Why Do Vortices Generate Sound?

[+] Author and Article Information
Alan Powell

Department of Mechanical Engineering, University of Houston, Houston, TX 77204-4792

J. Vib. Acoust 117(B), 252-260 (Jun 01, 1995) (9 pages) doi:10.1115/1.2838670 History: Received September 01, 1994; Revised January 01, 1995; Online February 26, 2008


Emphasizing physical pictures with a minimum of analysis, an introductory account is presented as to how vortices generate sound. Based on the observation that a vortex ring induces the same hydrodynamic (incompressible) flow as does a dipole sheet of the same shape, simple physical arguments for sound generation by vorticity are presented, first in terms of moving vortex rings of fixed strength and then of fixed rings of variable strength. These lead to the formal results of the theory of vortex sound, with the source expressed in terms of the vortex force ρ(u ∧ ζ) and of the form introduced by Möhring in terms of the vortex moment (y ∧ ζ′), (ρ is the constant fluid density, u the flow velocity, ζ = ∇ ∧ u the vorticity and y is the flow coordinate).

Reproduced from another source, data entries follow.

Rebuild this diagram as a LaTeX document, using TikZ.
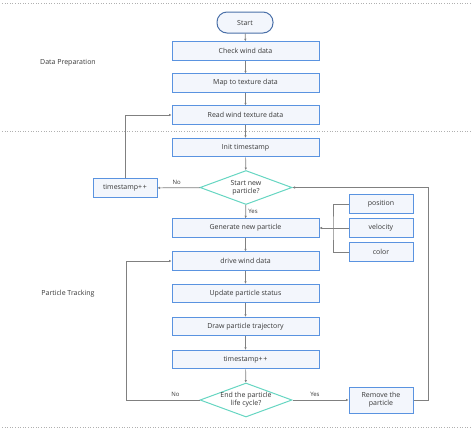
\documentclass[tikz,border=0pt]{standalone}
\usepackage{fontspec}
\setmainfont{Open Sans}
\usetikzlibrary{shapes.geometric,arrows.meta}
\definecolor{boxline}{HTML}{5A93E0}
\definecolor{boxfill}{HTML}{F3F6FC}
\definecolor{startline}{HTML}{4A70A8}
\definecolor{diaml}{HTML}{66D6C2}
\definecolor{conn}{HTML}{808080}
\definecolor{sep}{HTML}{B0B0B0}
\tikzset{
  every node/.style={font=\fontsize{7}{8}\selectfont, text=black!78},
  procbox/.style={draw=boxline, fill=boxfill, line width=1pt, minimum width=147pt, minimum height=18.5pt, inner sep=0pt},
  sidebox/.style={draw=boxline, fill=boxfill, line width=1pt, minimum width=64pt, minimum height=18.5pt, inner sep=0pt, align=center},
  startbox/.style={draw=startline, fill=boxfill, line width=1pt, rounded corners=10pt, minimum width=56pt, minimum height=21pt, inner sep=0pt},
  decide/.style={diamond, draw=diaml, fill=white, line width=1pt, minimum width=92pt, minimum height=34pt, inner sep=0pt, align=center, aspect=2.7},
  arr/.style={draw=conn, line width=0.7pt, -{Latex[length=2.5pt,width=2.5pt]}},
  sepline/.style={draw=sep, dotted, line width=0.6pt},
  lbl/.style={font=\fontsize{6}{7}\selectfont}
}
\begin{document}
\begin{tikzpicture}[x=1pt,y=-1pt]
\useasboundingbox (0,0) rectangle (474,432);
\draw[sepline] (2,3) -- (472,3);
\draw[sepline] (2,131) -- (472,131);
\draw[sepline] (2,427) -- (472,427);
\node[font=\fontsize{7}{8}\selectfont] (dp) at (68,63) {Data Preparation};
\node[font=\fontsize{7}{8}\selectfont] (pt) at (68,294) {Particle Tracking};
\node[startbox] (start) at (245,22.5) {Start};
\node[procbox] (check) at (245.5,51) {Check wind data};
\node[procbox] (map) at (245.5,83) {Map to texture data};
\node[procbox] (read) at (245.5,115) {Read wind texture data};
\node[procbox] (init) at (245.5,147.5) {Init timestamp};
\node[decide] (snp) at (246,187.5) {Start new\\particle?};
\node[sidebox] (tsl) at (125,188) {timestamp+\kern0.8pt+};
\node[procbox] (gen) at (245.5,228) {Generate new particle};
\node[sidebox] (pos) at (381,204) {position};
\node[sidebox] (vel) at (381,228) {velocity};
\node[sidebox] (col) at (381,252) {color};
\node[procbox] (drive) at (245.5,261) {drive wind data};
\node[procbox] (upd) at (245.5,293.5) {Update particle status};
\node[procbox] (draw) at (245.5,326.5) {Draw particle trajectory};
\node[procbox] (ts) at (245.5,359.5) {timestamp+\kern0.8pt+};
\node[decide] (end) at (246,400) {End the particle\\life cycle?};
\node[sidebox, minimum height=26pt] (rem) at (381,400) {Remove the\\particle};
\coordinate (vx) at (333,228);
\draw[arr] (start) -- (check);
\draw[arr] (check) -- (map);
\draw[arr] (map) -- (read);
\draw[arr] (read) -- (init);
\draw[arr] (init) -- (snp);
\draw[arr] (snp) -- node[lbl, above, pos=0.55] {No} (tsl);
\draw[arr] (tsl.north) |- (read.west);
\draw[arr] (snp) -- node[lbl, right, pos=0.45, xshift=-1pt] {Yes} (gen);
\draw[draw=conn, line width=0.7pt] (pos.west) -| (vx) |- (col.west);
\draw[draw=conn, line width=0.7pt] (vel.west) -- (vx);
\draw[arr] (vx) -- (gen.east);
\draw[arr] (gen) -- (drive);
\draw[arr] (drive) -- (upd);
\draw[arr] (upd) -- (draw);
\draw[arr] (draw) -- (ts);
\draw[arr] (ts) -- (end);
\draw[arr] (end.west) -- node[lbl, above, pos=0.33] {No} ++(-73,0) |- (drive.west);
\draw[arr] (end) -- node[lbl, above, pos=0.4] {Yes} (rem);
\draw[arr] (rem.east) -- ++(15,0) |- (snp.east);
\end{tikzpicture}
\end{document}
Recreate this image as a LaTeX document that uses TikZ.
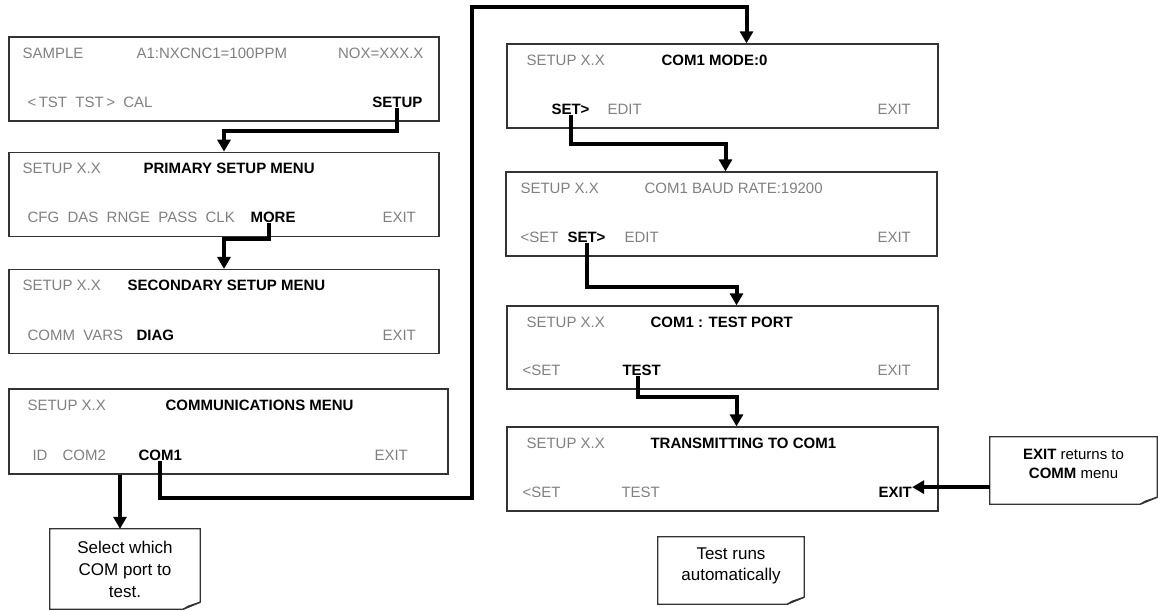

The simple “Contiguous Method” of finding the contiguous acoustic field surrounding an acoustically compact hydrodynamic (incompressible) field is also discussed. Some very simple vortex flows illustrate the various ideas. These are all for acoustically compact, low Mach number flows of an inviscid fluid, except that a simple argument for the effect of viscous dissipation is given and its relevance to the “dilatation” of a vortex is mentioned.